2. Now, we know the total length of the cube's side (1.00 cm) and how many atoms fit along that side. So, to find the diameter of one atom, we just divide the length by the number of atoms:
Diameter of one atom = (Length of cube edge) / (Number of atoms along one edge)
Diameter of one atom = $$1.00 \text{ cm} / (3.896 \times 10^7 \text{ atoms}) \approx 2.566 \times 10^{-8} \text{ cm}$$
3. The problem asks for the diameter in Ångstroms (Å). My science book says $$1 \AA = 10^{-8} \text{ cm}$$. So, we just convert the unit:
Diameter of one atom = $$2.566 \times 10^{-8} \text{ cm} \times (1 \AA / 10^{-8} \text{ cm}) \approx 2.57 \AA$$

(c) What assumptions did you make?
When I figured out the diameter, I had to make some guesses about how the atoms are arranged.
1. I assumed that the gold atoms are perfectly round, like little spheres.
2. I also assumed that they are packed together really tightly, with no empty spaces between them, and that they line up perfectly in rows and columns inside the cube. (This is like assuming they form a simple cube crystal structure).
3. Finally, I assumed that the cube is made *only* of gold atoms and nothing else.

Alternative answer

Answer:
(a) 5.90 x 10^22 atoms
(b) 2.57 Å
(c) See explanation.

Explain
This is a question about calculating the number of atoms in a substance and estimating their size based on the substance's overall volume and mass . The solving step is:

(a) To figure out how many gold atoms are in the cube, we need to know how many atoms are in a certain amount of gold. We know that 197.0 grams of gold (which is called its molar mass) contains about 6.022 x 10^23 atoms. This special number is called Avogadro's number.
So, if 197.0 grams of gold has 6.022 x 10^23 atoms, then 19.3 grams will have a proportional amount.
Number of atoms = (Mass of gold cube / Molar mass of gold) * Avogadro's number
Number of atoms = (19.3 g / 197.0 g/mol) * 6.022 x 10^23 atoms/mol
Number of atoms ≈ 0.0979695 * 6.022 x 10^23
Number of atoms ≈ 5.90 x 10^22 atoms.

(b) The gold cube is 1.00 cm on each side, so its volume is 1.00 cm * 1.00 cm * 1.00 cm = 1.00 cm^3.
From part (a), we found that there are about 5.90 x 10^22 gold atoms in this 1.00 cm^3 cube.
To estimate the diameter of a single atom, we can imagine that each atom takes up a tiny bit of space in the cube. If we divide the total volume of the cube by the total number of atoms, we get the average volume that one atom "occupies."
Volume occupied by one atom = Total volume / Number of atoms
Volume per atom = 1.00 cm^3 / (5.90 x 10^22 atoms)
Volume per atom ≈ 1.6949 x 10^-23 cm^3/atom
If we imagine this average volume as a tiny cube, then the side length of that tiny cube would be our estimate for the atom's diameter.
(Diameter)^3 = Volume per atom
Diameter = (Volume per atom)^(1/3)
Diameter = (1.6949 x 10^-23 cm^3)^(1/3)
To make taking the cube root easier, we can rewrite 1.6949 x 10^-23 as 16.949 x 10^-24.
Diameter = (16.949 x 10^-24 cm^3)^(1/3)
Diameter = (16.949)^(1/3) * (10^-24)^(1/3) cm
Diameter ≈ 2.569 * 10^-8 cm
Since 1 Å (Angstrom) is equal to 10^-8 cm, we can convert this to Angstroms:
Diameter ≈ 2.57 Å (when we round to two decimal places).

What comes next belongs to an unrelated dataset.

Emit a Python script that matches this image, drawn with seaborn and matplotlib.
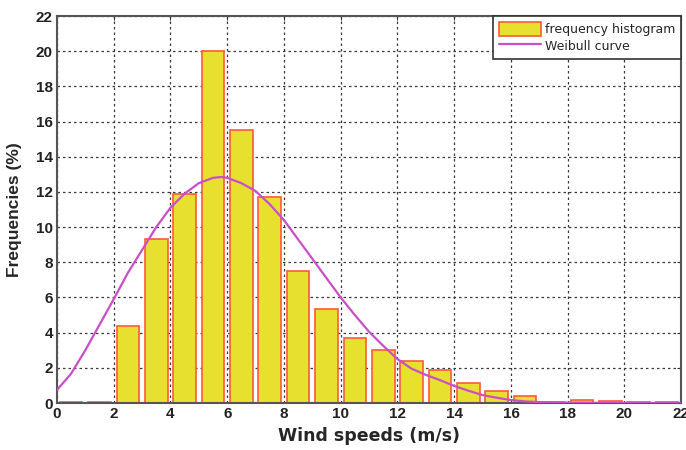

(c) To solve this problem, I made a couple of important assumptions:
1. **Avogadro's Number:** I assumed that 197.0 grams of gold contains 6.022 x 10^23 atoms. This is a standard value used to connect atomic mass units (amu) to grams.
2. **Atomic Packing/Shape:** I assumed that all the gold atoms in the cube are packed closely and evenly, almost like they're little cubes themselves, completely filling the space. This allowed me to divide the total volume by the number of atoms to find the average volume per atom, and then take the cube root to estimate the diameter. In reality, atoms are spheres and they pack in more complex ways, but this simple idea helps us get a good estimate.